### WRITTEN TASK:
Filter out everything except lines holding "Convert".

### INFORMATION SUPPLIED:
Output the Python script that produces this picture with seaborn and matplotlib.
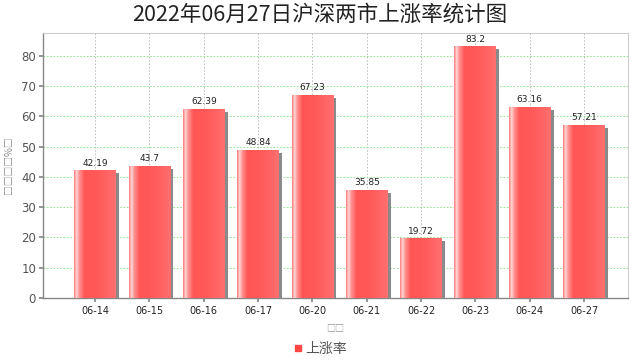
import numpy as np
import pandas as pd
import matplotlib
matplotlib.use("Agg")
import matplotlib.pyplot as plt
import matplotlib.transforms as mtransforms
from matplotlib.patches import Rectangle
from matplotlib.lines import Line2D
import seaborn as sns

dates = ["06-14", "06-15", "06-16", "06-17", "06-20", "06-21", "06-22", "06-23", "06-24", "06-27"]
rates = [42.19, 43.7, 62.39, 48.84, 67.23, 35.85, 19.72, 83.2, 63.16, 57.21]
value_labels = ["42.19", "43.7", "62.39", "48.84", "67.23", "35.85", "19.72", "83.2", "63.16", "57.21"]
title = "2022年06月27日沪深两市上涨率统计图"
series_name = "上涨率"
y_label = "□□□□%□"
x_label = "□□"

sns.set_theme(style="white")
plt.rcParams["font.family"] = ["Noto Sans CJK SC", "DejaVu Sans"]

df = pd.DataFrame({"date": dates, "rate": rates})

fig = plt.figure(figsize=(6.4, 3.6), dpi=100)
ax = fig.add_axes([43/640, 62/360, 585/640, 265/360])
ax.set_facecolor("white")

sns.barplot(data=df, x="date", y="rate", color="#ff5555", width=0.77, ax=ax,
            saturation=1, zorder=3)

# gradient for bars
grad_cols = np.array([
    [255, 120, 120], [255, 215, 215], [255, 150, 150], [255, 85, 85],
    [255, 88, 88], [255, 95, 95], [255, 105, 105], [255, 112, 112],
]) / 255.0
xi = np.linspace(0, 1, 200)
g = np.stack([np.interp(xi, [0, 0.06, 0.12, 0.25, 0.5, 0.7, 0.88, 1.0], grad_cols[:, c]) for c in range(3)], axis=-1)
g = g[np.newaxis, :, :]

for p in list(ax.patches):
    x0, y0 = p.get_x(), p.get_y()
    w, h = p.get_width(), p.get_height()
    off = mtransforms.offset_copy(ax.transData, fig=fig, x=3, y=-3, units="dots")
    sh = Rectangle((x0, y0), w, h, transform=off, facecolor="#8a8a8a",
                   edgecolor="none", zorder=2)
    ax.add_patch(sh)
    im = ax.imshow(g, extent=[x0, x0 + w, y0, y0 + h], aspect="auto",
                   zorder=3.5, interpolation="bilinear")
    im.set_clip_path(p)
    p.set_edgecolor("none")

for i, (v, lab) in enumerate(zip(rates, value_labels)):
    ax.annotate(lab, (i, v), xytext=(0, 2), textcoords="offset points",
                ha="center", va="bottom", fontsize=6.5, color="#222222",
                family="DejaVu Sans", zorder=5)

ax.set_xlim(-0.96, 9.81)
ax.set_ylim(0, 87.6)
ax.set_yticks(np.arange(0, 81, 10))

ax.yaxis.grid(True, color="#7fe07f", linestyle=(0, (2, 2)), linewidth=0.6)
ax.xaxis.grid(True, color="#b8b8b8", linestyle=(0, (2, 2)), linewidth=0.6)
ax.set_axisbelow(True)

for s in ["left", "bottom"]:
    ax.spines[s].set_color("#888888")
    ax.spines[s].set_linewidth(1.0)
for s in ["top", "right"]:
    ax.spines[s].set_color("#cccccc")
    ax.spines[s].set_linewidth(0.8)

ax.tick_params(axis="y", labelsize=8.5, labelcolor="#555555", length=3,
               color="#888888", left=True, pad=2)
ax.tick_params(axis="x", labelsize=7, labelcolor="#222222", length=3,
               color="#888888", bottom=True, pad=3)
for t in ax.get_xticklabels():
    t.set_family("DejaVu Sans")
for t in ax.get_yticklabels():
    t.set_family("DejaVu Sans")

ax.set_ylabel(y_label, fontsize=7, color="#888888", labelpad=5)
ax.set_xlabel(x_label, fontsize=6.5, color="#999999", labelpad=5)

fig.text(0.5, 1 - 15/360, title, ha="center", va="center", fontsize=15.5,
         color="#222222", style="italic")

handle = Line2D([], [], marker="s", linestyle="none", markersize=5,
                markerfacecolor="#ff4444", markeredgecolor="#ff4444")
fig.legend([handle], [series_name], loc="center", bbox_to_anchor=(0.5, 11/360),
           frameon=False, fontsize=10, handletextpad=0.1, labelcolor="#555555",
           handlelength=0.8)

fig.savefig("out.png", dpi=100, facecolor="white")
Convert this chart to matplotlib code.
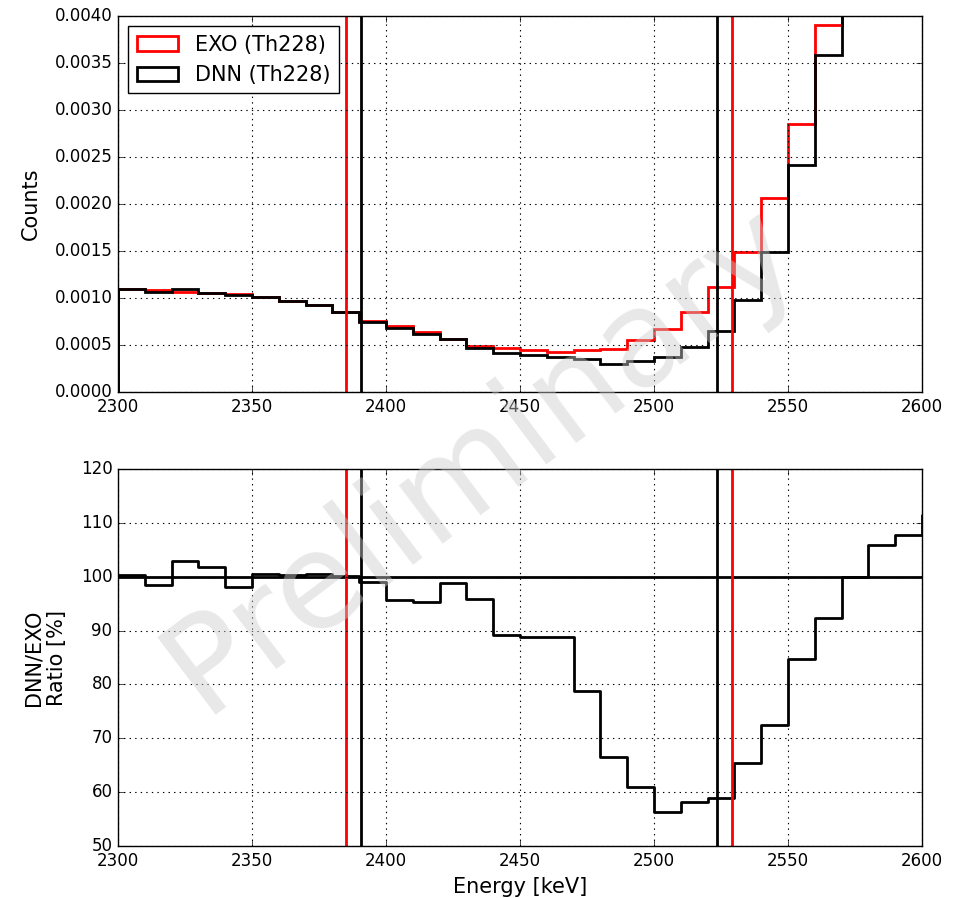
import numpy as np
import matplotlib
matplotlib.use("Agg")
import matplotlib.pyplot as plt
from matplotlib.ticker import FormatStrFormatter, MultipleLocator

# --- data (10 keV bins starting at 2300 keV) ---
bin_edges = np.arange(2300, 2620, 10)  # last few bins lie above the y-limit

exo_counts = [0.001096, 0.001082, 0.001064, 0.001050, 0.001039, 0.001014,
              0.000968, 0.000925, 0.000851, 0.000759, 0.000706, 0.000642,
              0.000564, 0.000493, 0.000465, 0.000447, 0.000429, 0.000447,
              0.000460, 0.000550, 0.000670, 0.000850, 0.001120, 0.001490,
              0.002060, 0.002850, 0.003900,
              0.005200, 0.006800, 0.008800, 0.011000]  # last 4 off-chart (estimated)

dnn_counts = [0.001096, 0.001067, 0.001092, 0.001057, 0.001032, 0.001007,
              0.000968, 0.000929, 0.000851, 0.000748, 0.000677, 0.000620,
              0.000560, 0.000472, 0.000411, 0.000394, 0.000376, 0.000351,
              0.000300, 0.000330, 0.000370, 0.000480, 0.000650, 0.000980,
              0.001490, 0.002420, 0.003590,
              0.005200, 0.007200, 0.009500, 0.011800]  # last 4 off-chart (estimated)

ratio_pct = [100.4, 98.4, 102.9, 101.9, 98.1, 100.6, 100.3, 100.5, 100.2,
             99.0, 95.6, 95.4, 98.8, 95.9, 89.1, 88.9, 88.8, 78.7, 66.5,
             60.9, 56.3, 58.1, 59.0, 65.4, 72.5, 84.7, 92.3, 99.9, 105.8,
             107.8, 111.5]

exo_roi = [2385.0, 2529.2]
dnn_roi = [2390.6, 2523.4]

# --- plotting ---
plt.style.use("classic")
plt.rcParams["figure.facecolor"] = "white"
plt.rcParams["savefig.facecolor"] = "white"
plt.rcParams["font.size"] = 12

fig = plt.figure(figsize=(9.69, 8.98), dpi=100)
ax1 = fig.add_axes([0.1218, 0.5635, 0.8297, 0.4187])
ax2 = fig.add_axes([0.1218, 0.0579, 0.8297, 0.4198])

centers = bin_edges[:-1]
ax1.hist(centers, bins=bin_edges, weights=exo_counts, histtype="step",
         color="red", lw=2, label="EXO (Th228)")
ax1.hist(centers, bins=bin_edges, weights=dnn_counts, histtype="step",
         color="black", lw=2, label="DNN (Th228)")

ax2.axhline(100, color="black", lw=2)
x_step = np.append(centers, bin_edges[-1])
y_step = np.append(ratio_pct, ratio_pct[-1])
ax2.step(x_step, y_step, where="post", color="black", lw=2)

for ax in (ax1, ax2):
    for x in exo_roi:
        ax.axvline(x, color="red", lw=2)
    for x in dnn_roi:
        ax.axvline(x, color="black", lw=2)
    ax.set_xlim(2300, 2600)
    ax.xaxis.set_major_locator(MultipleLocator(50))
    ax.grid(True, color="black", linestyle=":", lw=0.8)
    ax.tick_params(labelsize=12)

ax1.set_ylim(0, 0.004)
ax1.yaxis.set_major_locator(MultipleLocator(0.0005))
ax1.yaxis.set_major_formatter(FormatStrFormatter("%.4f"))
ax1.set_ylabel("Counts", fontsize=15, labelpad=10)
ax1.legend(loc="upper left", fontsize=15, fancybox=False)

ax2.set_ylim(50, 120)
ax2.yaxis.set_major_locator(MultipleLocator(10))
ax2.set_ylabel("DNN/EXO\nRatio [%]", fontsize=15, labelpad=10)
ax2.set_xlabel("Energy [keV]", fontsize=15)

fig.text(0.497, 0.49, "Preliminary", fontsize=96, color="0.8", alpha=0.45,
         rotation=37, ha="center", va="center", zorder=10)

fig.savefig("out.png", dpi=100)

* * *

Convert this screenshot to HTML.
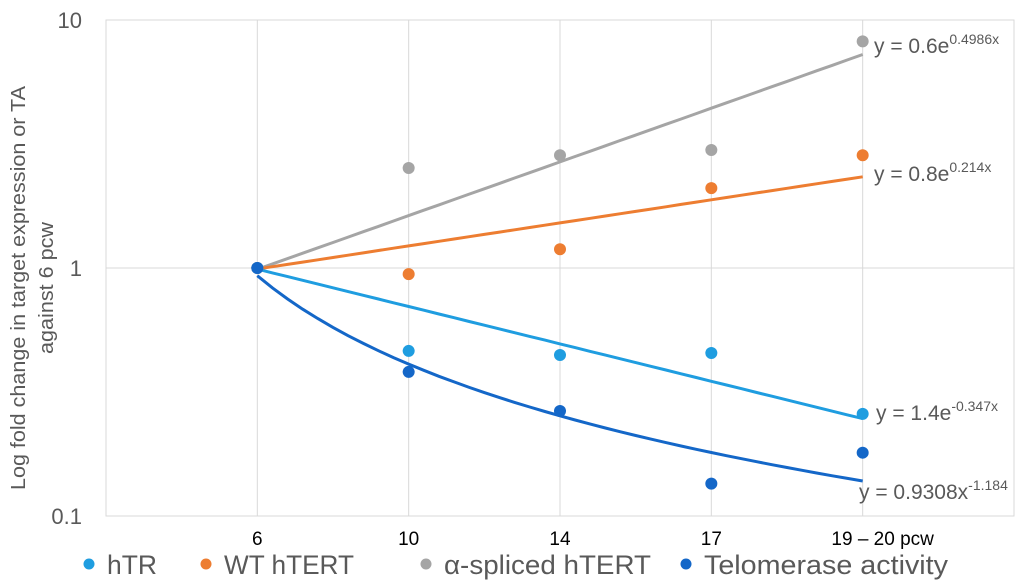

--

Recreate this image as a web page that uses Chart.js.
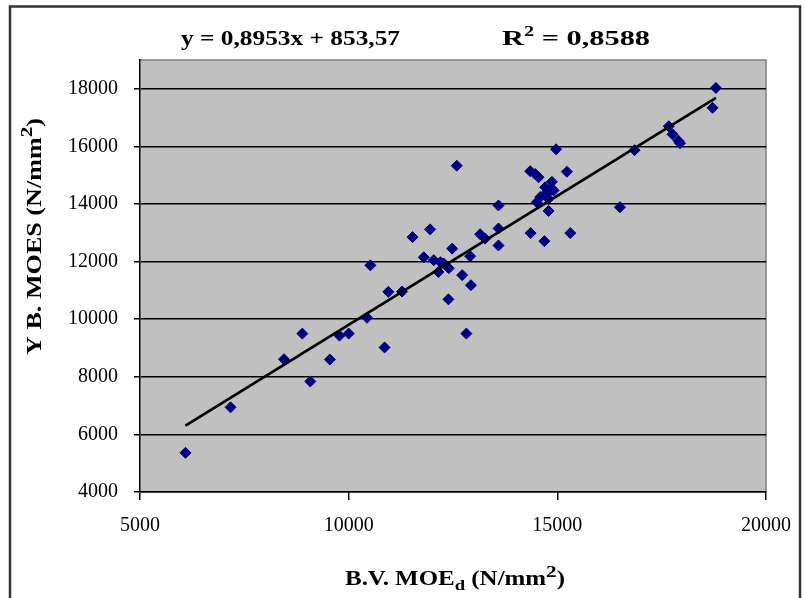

### FULL RESPONSE:
Convert this chart to matplotlib code.
Convert this screenshot to HTML.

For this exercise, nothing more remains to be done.